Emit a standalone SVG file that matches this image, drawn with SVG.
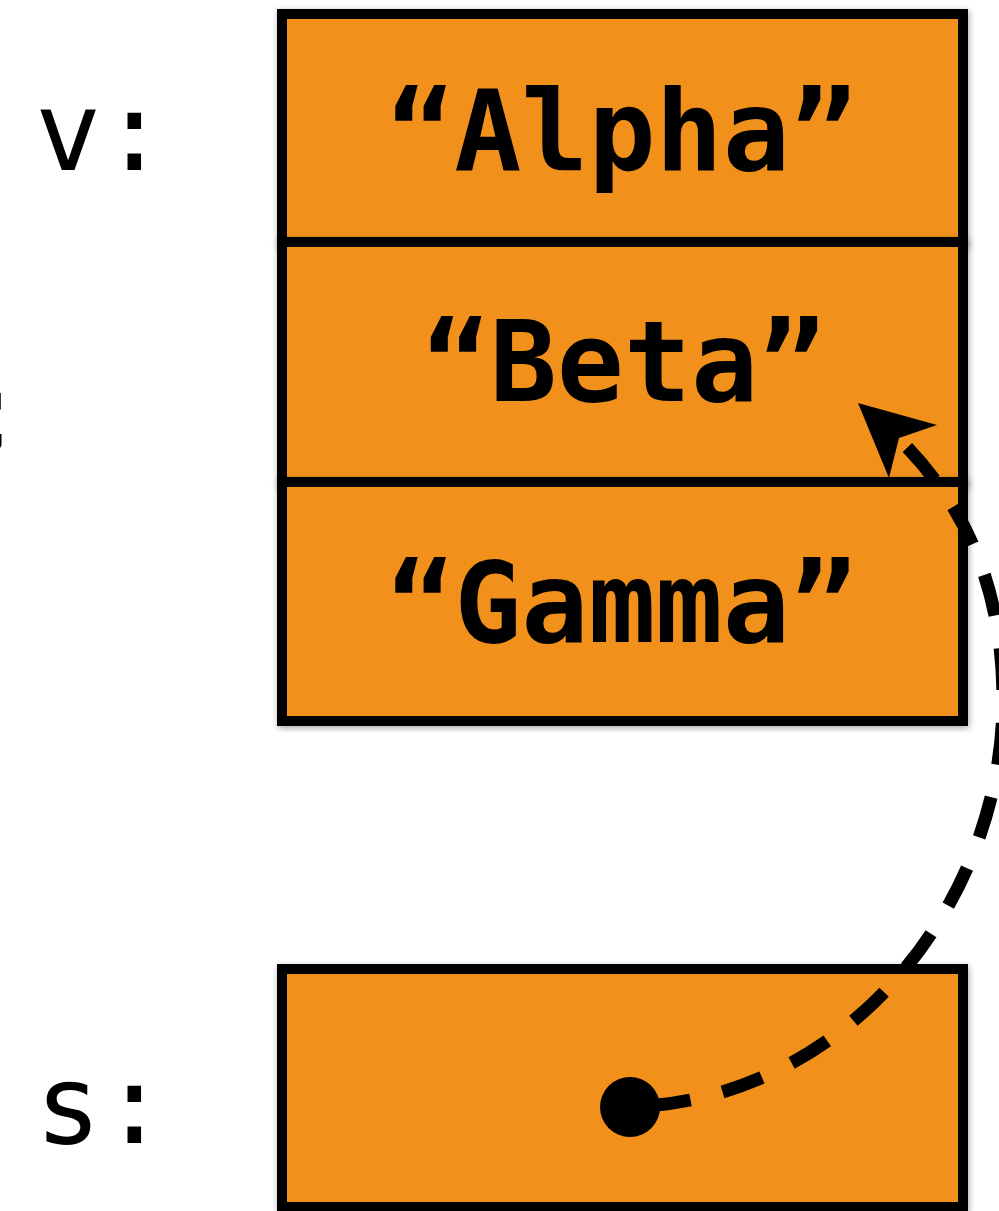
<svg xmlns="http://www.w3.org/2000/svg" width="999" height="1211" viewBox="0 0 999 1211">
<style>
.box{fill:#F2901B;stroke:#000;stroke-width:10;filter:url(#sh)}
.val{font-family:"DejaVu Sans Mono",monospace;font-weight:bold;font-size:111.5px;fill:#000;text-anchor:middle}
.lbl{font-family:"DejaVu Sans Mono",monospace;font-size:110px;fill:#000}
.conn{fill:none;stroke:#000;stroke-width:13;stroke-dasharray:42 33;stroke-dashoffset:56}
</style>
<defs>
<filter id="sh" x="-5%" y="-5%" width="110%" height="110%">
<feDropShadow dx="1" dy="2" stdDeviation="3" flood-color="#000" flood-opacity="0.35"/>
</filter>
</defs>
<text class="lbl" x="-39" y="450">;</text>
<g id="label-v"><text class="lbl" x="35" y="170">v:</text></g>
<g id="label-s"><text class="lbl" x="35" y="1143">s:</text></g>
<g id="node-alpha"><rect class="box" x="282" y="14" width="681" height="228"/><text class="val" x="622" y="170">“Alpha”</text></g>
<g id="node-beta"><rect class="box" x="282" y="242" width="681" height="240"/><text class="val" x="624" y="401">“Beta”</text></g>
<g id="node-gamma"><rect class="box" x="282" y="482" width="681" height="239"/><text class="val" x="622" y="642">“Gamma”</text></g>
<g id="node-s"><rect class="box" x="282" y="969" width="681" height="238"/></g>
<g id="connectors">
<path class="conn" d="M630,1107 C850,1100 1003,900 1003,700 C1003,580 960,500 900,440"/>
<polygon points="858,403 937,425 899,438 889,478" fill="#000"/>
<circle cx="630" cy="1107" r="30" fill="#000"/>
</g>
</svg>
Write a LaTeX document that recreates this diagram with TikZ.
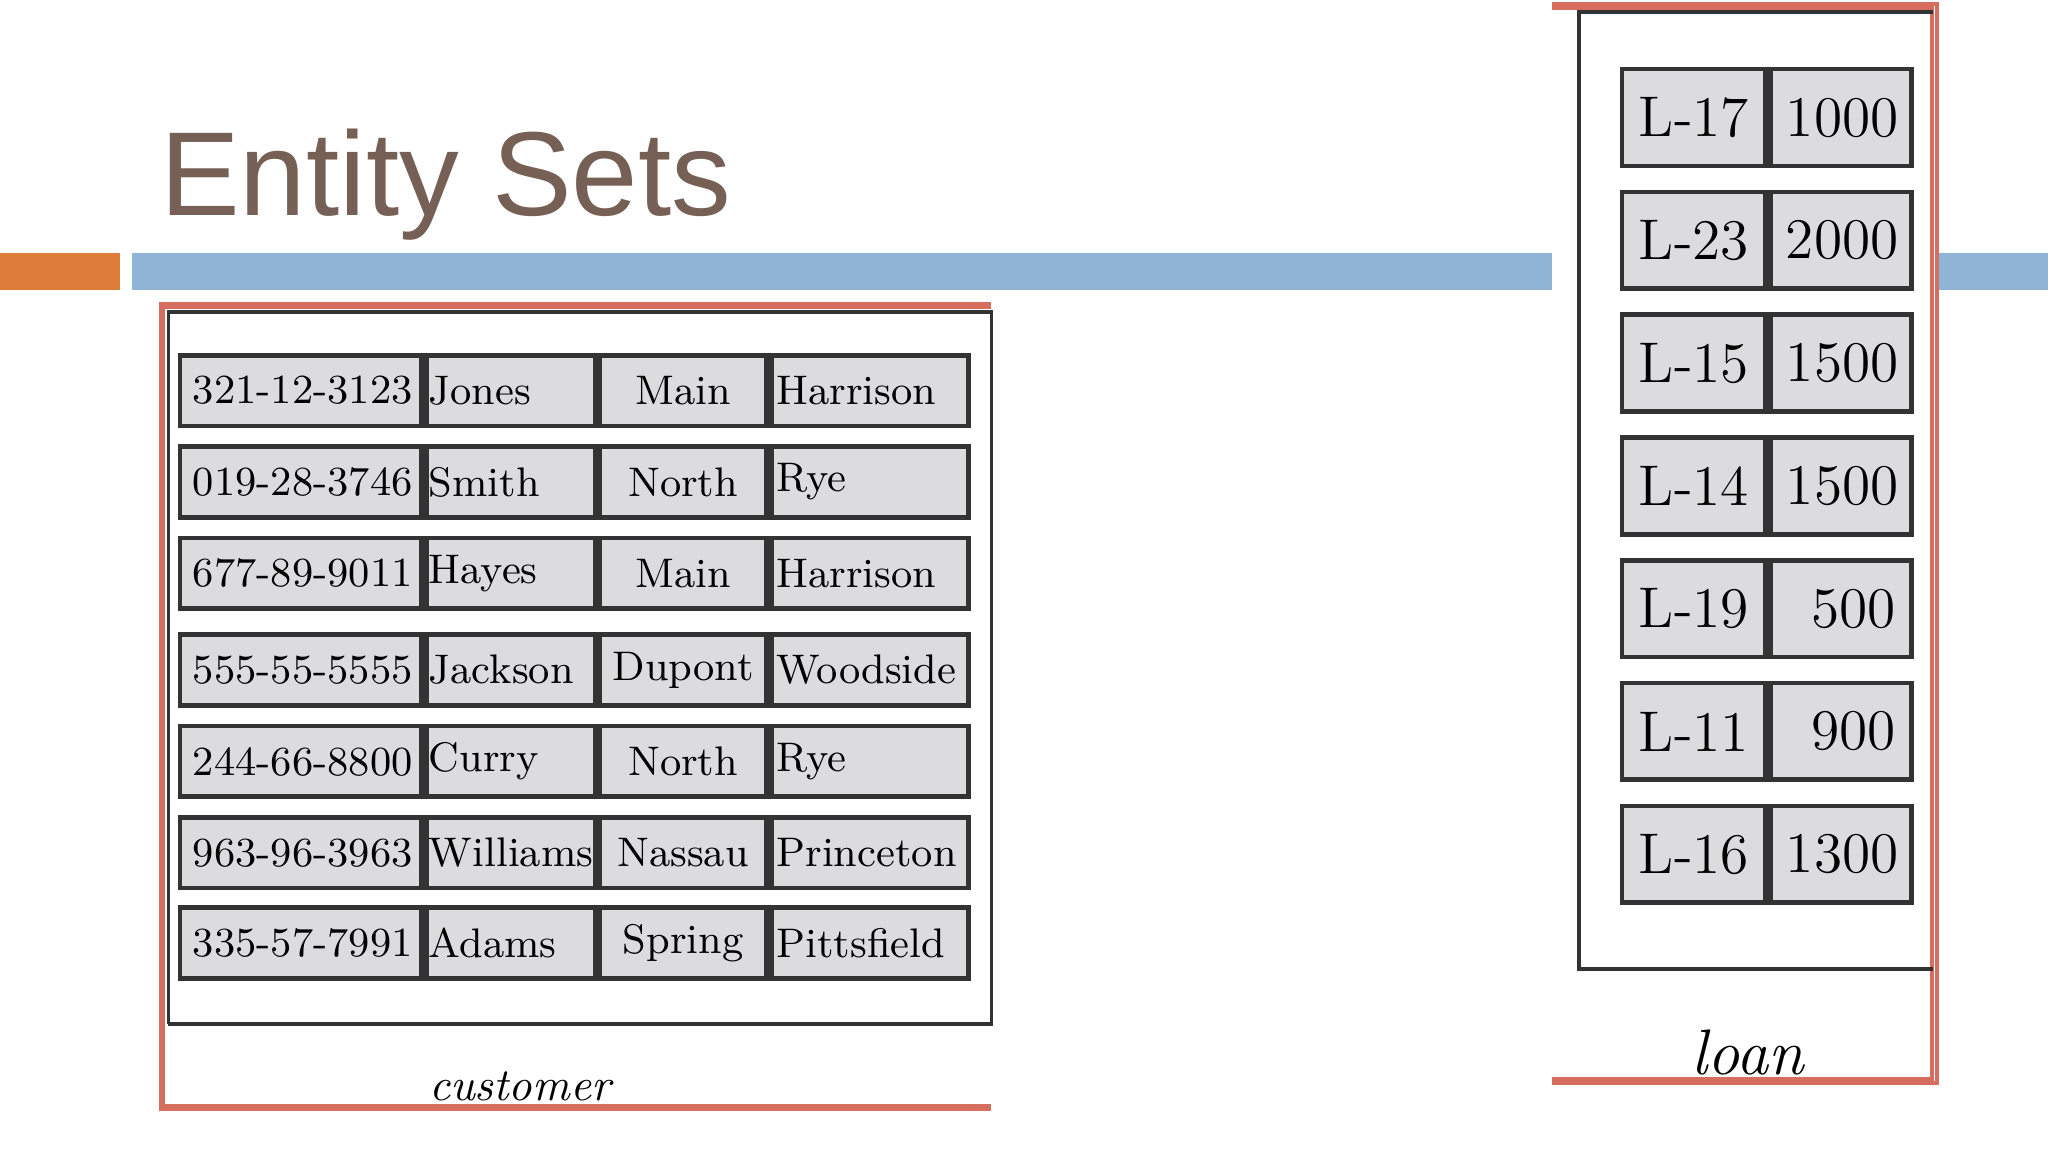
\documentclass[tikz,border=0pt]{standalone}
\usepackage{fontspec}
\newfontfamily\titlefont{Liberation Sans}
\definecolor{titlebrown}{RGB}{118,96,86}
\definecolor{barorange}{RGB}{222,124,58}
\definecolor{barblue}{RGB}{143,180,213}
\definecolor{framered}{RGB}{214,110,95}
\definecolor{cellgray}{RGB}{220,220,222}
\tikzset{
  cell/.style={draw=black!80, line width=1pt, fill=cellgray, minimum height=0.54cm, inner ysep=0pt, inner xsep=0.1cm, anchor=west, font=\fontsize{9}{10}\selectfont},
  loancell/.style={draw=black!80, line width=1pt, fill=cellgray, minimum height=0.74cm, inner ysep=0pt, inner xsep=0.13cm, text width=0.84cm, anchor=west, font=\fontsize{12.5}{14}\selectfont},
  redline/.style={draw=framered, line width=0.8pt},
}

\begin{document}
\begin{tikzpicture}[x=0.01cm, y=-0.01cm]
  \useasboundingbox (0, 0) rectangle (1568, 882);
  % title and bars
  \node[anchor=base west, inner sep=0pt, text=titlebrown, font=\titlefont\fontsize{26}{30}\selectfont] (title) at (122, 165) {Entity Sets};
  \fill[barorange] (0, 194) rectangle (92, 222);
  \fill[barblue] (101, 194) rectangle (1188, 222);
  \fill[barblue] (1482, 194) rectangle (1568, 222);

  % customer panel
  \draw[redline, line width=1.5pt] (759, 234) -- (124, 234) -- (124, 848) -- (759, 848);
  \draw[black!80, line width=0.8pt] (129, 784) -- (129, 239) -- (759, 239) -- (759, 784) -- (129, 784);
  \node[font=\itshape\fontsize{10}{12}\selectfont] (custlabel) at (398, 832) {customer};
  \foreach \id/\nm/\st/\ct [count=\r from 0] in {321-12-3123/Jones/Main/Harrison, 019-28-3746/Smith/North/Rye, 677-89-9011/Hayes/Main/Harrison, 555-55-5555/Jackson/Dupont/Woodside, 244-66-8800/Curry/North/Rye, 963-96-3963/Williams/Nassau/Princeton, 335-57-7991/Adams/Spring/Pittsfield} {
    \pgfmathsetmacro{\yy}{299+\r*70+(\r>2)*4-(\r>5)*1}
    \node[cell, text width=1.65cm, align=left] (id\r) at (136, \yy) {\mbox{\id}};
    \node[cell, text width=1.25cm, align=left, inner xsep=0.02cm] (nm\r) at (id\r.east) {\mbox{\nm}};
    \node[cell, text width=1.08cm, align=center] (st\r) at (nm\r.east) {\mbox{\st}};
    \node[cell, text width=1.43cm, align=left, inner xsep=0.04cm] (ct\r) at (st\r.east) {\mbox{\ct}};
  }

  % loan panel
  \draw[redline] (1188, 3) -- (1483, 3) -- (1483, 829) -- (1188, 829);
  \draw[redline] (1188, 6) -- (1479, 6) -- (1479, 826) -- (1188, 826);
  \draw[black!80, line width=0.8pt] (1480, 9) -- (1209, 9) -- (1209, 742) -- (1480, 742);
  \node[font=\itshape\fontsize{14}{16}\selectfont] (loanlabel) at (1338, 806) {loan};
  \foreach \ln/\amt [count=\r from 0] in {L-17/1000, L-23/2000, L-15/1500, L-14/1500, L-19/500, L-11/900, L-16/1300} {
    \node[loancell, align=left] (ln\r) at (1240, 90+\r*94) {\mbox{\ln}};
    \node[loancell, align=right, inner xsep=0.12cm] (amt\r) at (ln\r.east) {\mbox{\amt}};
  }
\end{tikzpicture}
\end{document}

-------------------------

Take the listing above and print it exactly, apart from the pictures.

Emit a standalone SVG file that matches this image, drawn with SVG.
<svg xmlns="http://www.w3.org/2000/svg" width="999" height="1211" viewBox="0 0 999 1211">
<style>
.box{fill:#F2901B;stroke:#000;stroke-width:10;filter:url(#sh)}
.val{font-family:"DejaVu Sans Mono",monospace;font-weight:bold;font-size:111.5px;fill:#000;text-anchor:middle}
.lbl{font-family:"DejaVu Sans Mono",monospace;font-size:110px;fill:#000}
.conn{fill:none;stroke:#000;stroke-width:13;stroke-dasharray:42 33;stroke-dashoffset:56}
</style>
<defs>
<filter id="sh" x="-5%" y="-5%" width="110%" height="110%">
<feDropShadow dx="1" dy="2" stdDeviation="3" flood-color="#000" flood-opacity="0.35"/>
</filter>
</defs>
<text class="lbl" x="-39" y="450">;</text>
<g id="label-v"><text class="lbl" x="35" y="170">v:</text></g>
<g id="label-s"><text class="lbl" x="35" y="1143">s:</text></g>
<g id="node-alpha"><rect class="box" x="282" y="14" width="681" height="228"/><text class="val" x="622" y="170">“Alpha”</text></g>
<g id="node-beta"><rect class="box" x="282" y="242" width="681" height="240"/><text class="val" x="624" y="401">“Beta”</text></g>
<g id="node-gamma"><rect class="box" x="282" y="482" width="681" height="239"/><text class="val" x="622" y="642">“Gamma”</text></g>
<g id="node-s"><rect class="box" x="282" y="969" width="681" height="238"/></g>
<g id="connectors">
<path class="conn" d="M630,1107 C850,1100 1003,900 1003,700 C1003,580 960,500 900,440"/>
<polygon points="858,403 937,425 899,438 889,478" fill="#000"/>
<circle cx="630" cy="1107" r="30" fill="#000"/>
</g>
</svg>
Write a LaTeX document that recreates this diagram with TikZ.
\documentclass[tikz,border=0pt]{standalone}
\usepackage{fontspec}
\newfontfamily\titlefont{Liberation Sans}
\definecolor{titlebrown}{RGB}{118,96,86}
\definecolor{barorange}{RGB}{222,124,58}
\definecolor{barblue}{RGB}{143,180,213}
\definecolor{framered}{RGB}{214,110,95}
\definecolor{cellgray}{RGB}{220,220,222}
\tikzset{
  cell/.style={draw=black!80, line width=1pt, fill=cellgray, minimum height=0.54cm, inner ysep=0pt, inner xsep=0.1cm, anchor=west, font=\fontsize{9}{10}\selectfont},
  loancell/.style={draw=black!80, line width=1pt, fill=cellgray, minimum height=0.74cm, inner ysep=0pt, inner xsep=0.13cm, text width=0.84cm, anchor=west, font=\fontsize{12.5}{14}\selectfont},
  redline/.style={draw=framered, line width=0.8pt},
}

\begin{document}
\begin{tikzpicture}[x=0.01cm, y=-0.01cm]
  \useasboundingbox (0, 0) rectangle (1568, 882);
  % title and bars
  \node[anchor=base west, inner sep=0pt, text=titlebrown, font=\titlefont\fontsize{26}{30}\selectfont] (title) at (122, 165) {Entity Sets};
  \fill[barorange] (0, 194) rectangle (92, 222);
  \fill[barblue] (101, 194) rectangle (1188, 222);
  \fill[barblue] (1482, 194) rectangle (1568, 222);

  % customer panel
  \draw[redline, line width=1.5pt] (759, 234) -- (124, 234) -- (124, 848) -- (759, 848);
  \draw[black!80, line width=0.8pt] (129, 784) -- (129, 239) -- (759, 239) -- (759, 784) -- (129, 784);
  \node[font=\itshape\fontsize{10}{12}\selectfont] (custlabel) at (398, 832) {customer};
  \foreach \id/\nm/\st/\ct [count=\r from 0] in {321-12-3123/Jones/Main/Harrison, 019-28-3746/Smith/North/Rye, 677-89-9011/Hayes/Main/Harrison, 555-55-5555/Jackson/Dupont/Woodside, 244-66-8800/Curry/North/Rye, 963-96-3963/Williams/Nassau/Princeton, 335-57-7991/Adams/Spring/Pittsfield} {
    \pgfmathsetmacro{\yy}{299+\r*70+(\r>2)*4-(\r>5)*1}
    \node[cell, text width=1.65cm, align=left] (id\r) at (136, \yy) {\mbox{\id}};
    \node[cell, text width=1.25cm, align=left, inner xsep=0.02cm] (nm\r) at (id\r.east) {\mbox{\nm}};
    \node[cell, text width=1.08cm, align=center] (st\r) at (nm\r.east) {\mbox{\st}};
    \node[cell, text width=1.43cm, align=left, inner xsep=0.04cm] (ct\r) at (st\r.east) {\mbox{\ct}};
  }

  % loan panel
  \draw[redline] (1188, 3) -- (1483, 3) -- (1483, 829) -- (1188, 829);
  \draw[redline] (1188, 6) -- (1479, 6) -- (1479, 826) -- (1188, 826);
  \draw[black!80, line width=0.8pt] (1480, 9) -- (1209, 9) -- (1209, 742) -- (1480, 742);
  \node[font=\itshape\fontsize{14}{16}\selectfont] (loanlabel) at (1338, 806) {loan};
  \foreach \ln/\amt [count=\r from 0] in {L-17/1000, L-23/2000, L-15/1500, L-14/1500, L-19/500, L-11/900, L-16/1300} {
    \node[loancell, align=left] (ln\r) at (1240, 90+\r*94) {\mbox{\ln}};
    \node[loancell, align=right, inner xsep=0.12cm] (amt\r) at (ln\r.east) {\mbox{\amt}};
  }
\end{tikzpicture}
\end{document}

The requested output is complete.